_Problem description:_ Pull every "that" line out of the data below.
******
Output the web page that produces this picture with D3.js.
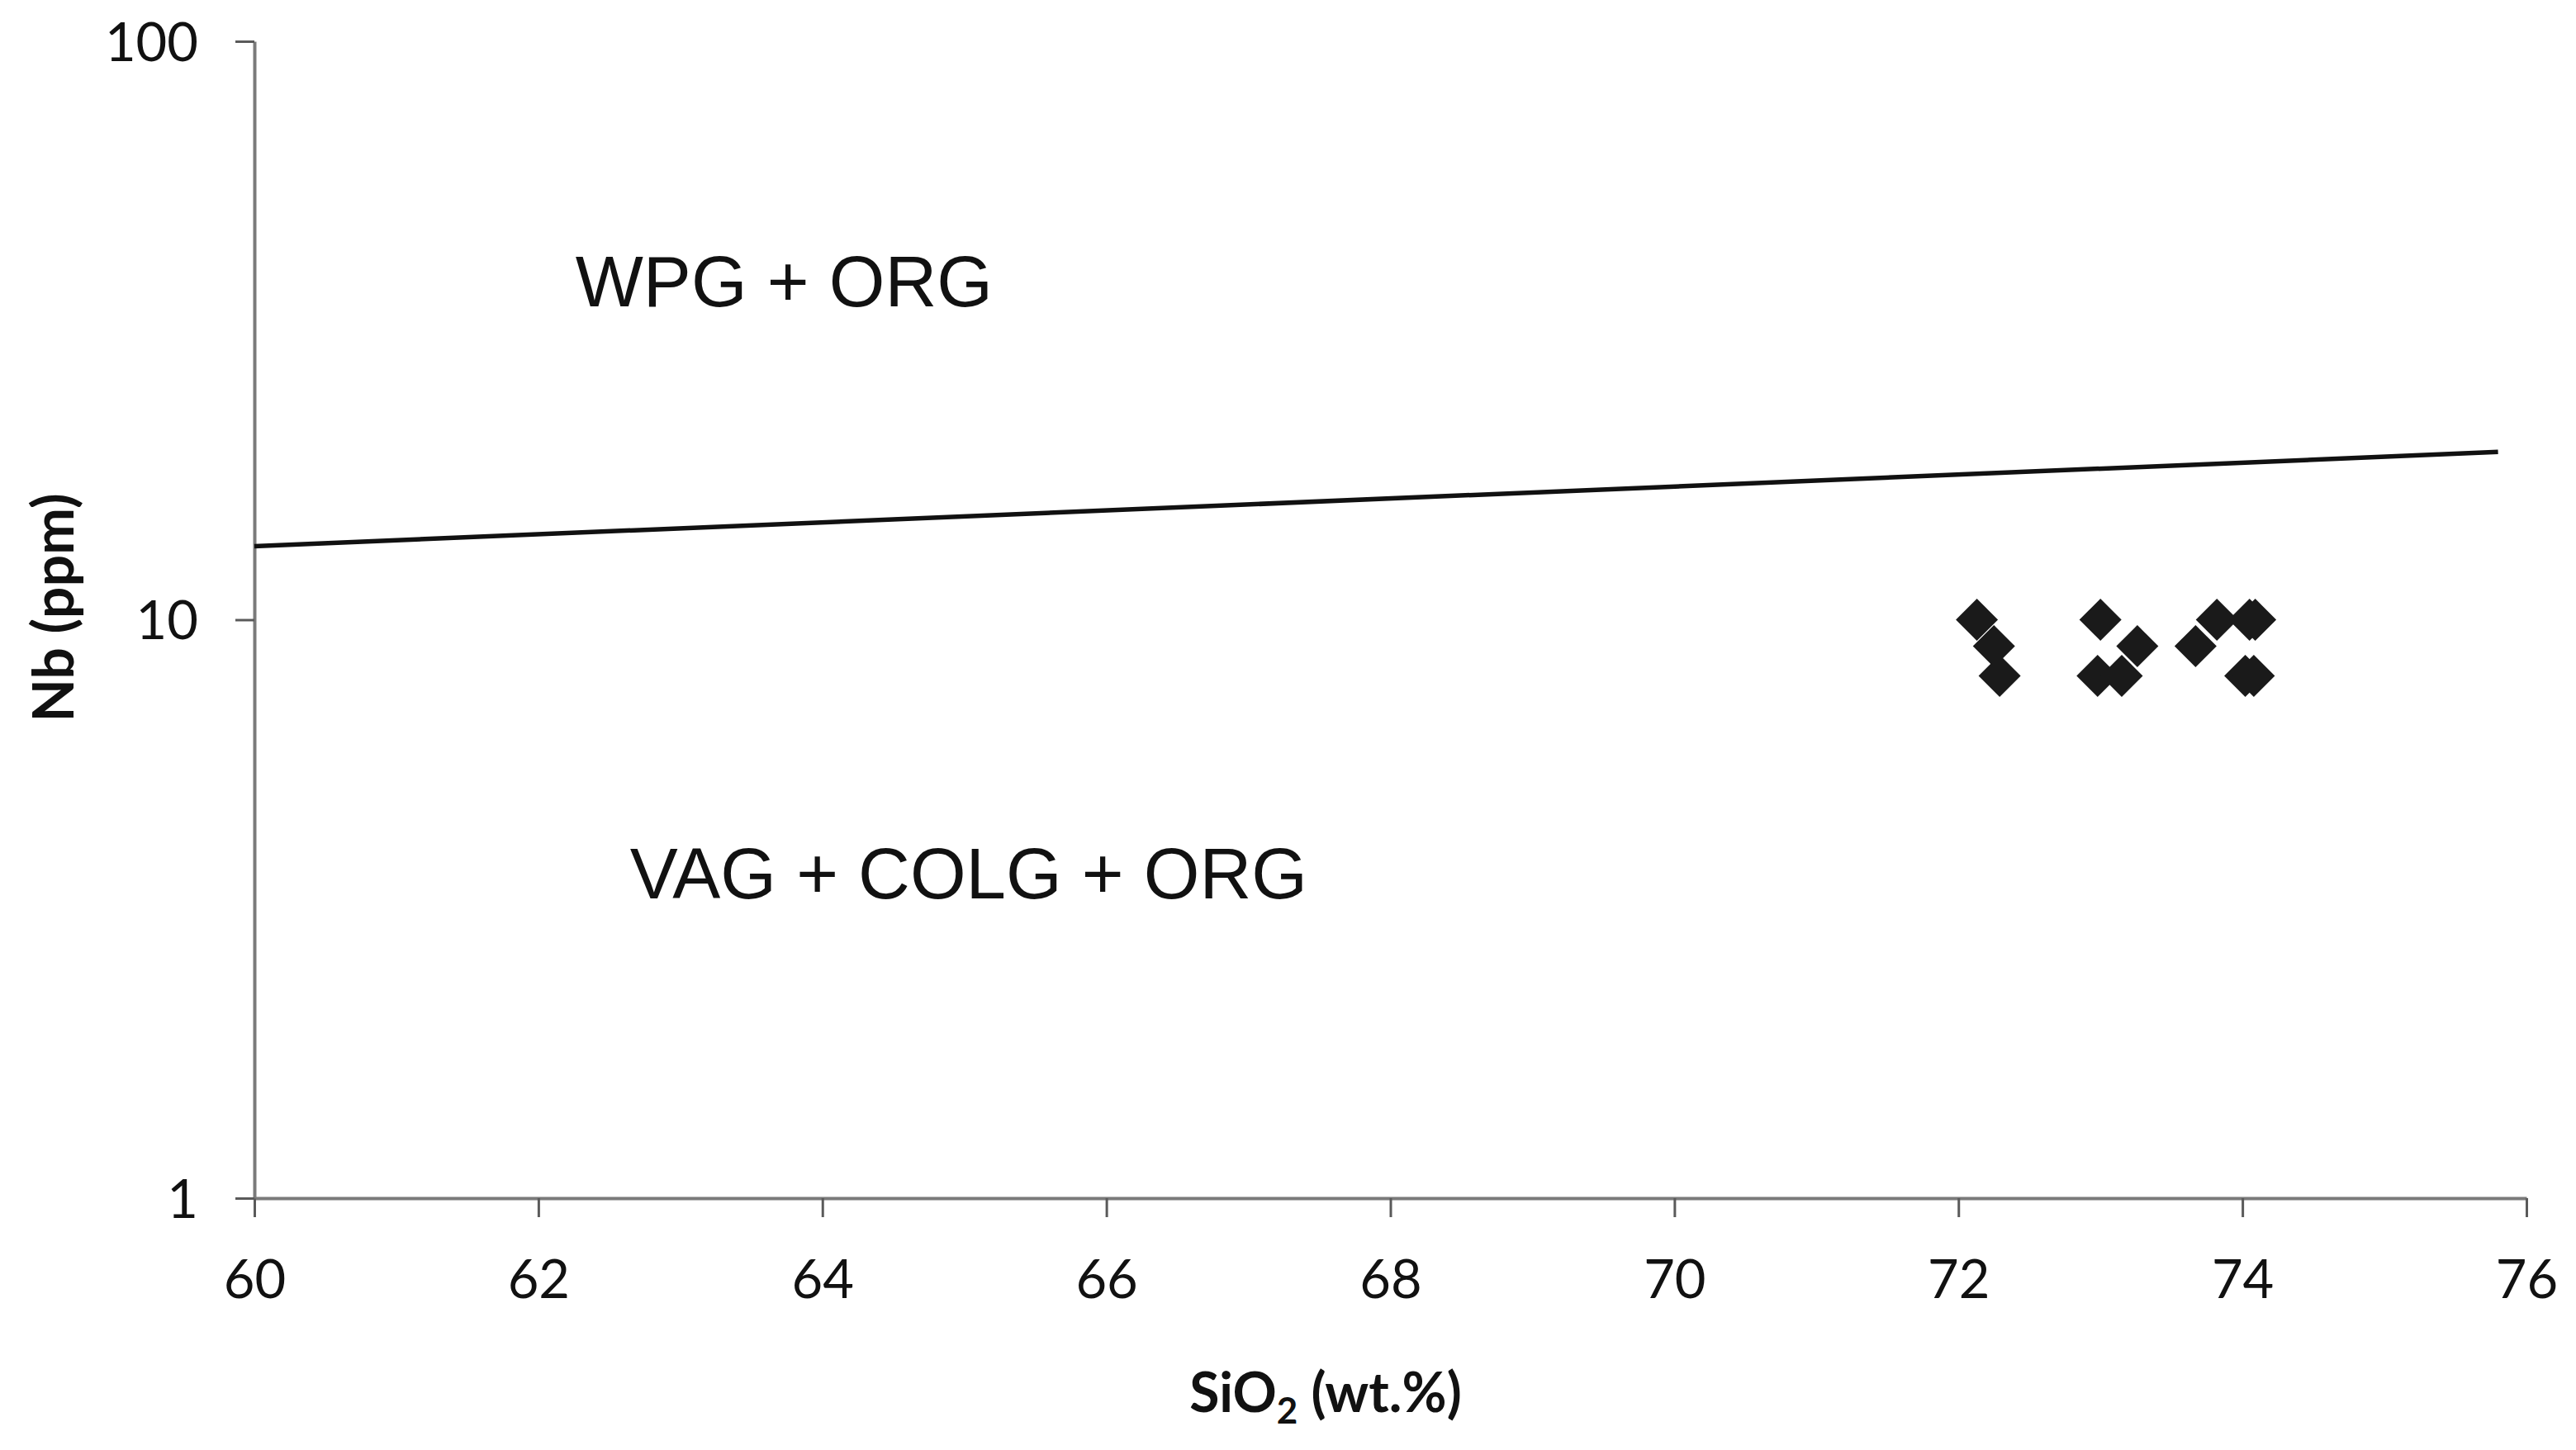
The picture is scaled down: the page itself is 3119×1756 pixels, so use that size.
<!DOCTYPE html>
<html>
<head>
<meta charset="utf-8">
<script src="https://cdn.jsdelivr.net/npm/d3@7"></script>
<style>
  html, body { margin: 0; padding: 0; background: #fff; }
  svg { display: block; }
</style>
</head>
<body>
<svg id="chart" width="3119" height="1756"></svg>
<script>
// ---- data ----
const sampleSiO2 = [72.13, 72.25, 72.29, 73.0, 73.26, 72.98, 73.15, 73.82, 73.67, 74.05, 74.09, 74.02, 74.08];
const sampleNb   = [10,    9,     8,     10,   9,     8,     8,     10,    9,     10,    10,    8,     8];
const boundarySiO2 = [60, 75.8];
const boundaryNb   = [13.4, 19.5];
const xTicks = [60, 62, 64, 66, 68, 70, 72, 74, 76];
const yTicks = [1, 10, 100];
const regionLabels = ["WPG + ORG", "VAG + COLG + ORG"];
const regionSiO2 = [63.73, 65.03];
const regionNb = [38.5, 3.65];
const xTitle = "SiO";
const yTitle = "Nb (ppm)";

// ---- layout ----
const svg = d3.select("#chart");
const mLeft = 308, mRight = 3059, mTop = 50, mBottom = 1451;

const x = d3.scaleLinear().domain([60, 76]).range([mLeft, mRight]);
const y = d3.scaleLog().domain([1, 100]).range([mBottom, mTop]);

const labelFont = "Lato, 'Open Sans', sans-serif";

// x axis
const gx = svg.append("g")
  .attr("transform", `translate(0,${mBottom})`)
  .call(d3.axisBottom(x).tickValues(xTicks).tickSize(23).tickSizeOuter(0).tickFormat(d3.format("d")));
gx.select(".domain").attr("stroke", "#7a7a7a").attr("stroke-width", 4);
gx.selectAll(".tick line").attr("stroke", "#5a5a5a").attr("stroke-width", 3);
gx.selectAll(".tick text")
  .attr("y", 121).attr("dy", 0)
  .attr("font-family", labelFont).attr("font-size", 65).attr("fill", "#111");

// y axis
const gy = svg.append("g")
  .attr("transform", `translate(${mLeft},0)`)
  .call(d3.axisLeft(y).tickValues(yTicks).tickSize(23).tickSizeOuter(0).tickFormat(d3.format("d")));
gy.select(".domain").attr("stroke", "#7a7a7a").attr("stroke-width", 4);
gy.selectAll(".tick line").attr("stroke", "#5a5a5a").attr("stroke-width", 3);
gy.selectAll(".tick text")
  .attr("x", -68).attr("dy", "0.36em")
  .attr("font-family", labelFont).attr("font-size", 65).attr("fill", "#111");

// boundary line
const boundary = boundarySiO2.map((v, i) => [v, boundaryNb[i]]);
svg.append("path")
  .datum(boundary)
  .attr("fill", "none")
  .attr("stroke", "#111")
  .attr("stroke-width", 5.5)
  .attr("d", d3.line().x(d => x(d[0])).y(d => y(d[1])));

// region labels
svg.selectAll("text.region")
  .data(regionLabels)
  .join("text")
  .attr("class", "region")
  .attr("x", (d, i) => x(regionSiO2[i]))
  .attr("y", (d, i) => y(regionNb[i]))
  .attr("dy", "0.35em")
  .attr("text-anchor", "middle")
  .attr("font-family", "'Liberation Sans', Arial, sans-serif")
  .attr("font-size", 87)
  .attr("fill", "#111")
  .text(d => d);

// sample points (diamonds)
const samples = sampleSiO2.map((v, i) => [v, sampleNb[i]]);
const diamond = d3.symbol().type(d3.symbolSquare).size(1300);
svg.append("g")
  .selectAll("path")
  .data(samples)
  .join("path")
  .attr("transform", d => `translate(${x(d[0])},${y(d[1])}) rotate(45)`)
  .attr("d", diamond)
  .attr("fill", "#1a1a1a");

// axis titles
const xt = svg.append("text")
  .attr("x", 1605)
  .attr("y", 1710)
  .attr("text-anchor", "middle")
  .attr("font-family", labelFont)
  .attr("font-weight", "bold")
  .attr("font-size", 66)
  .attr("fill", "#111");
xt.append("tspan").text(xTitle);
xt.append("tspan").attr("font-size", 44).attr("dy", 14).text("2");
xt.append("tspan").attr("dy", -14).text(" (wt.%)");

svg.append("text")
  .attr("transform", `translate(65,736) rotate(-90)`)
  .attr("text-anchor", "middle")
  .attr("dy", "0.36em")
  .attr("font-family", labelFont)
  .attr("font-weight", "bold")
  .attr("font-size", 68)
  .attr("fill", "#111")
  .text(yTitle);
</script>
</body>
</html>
******
_Solution to this task:_
Output the web page that produces this picture with D3.js.
The picture is scaled down: the page itself is 3119×1756 pixels, so use that size.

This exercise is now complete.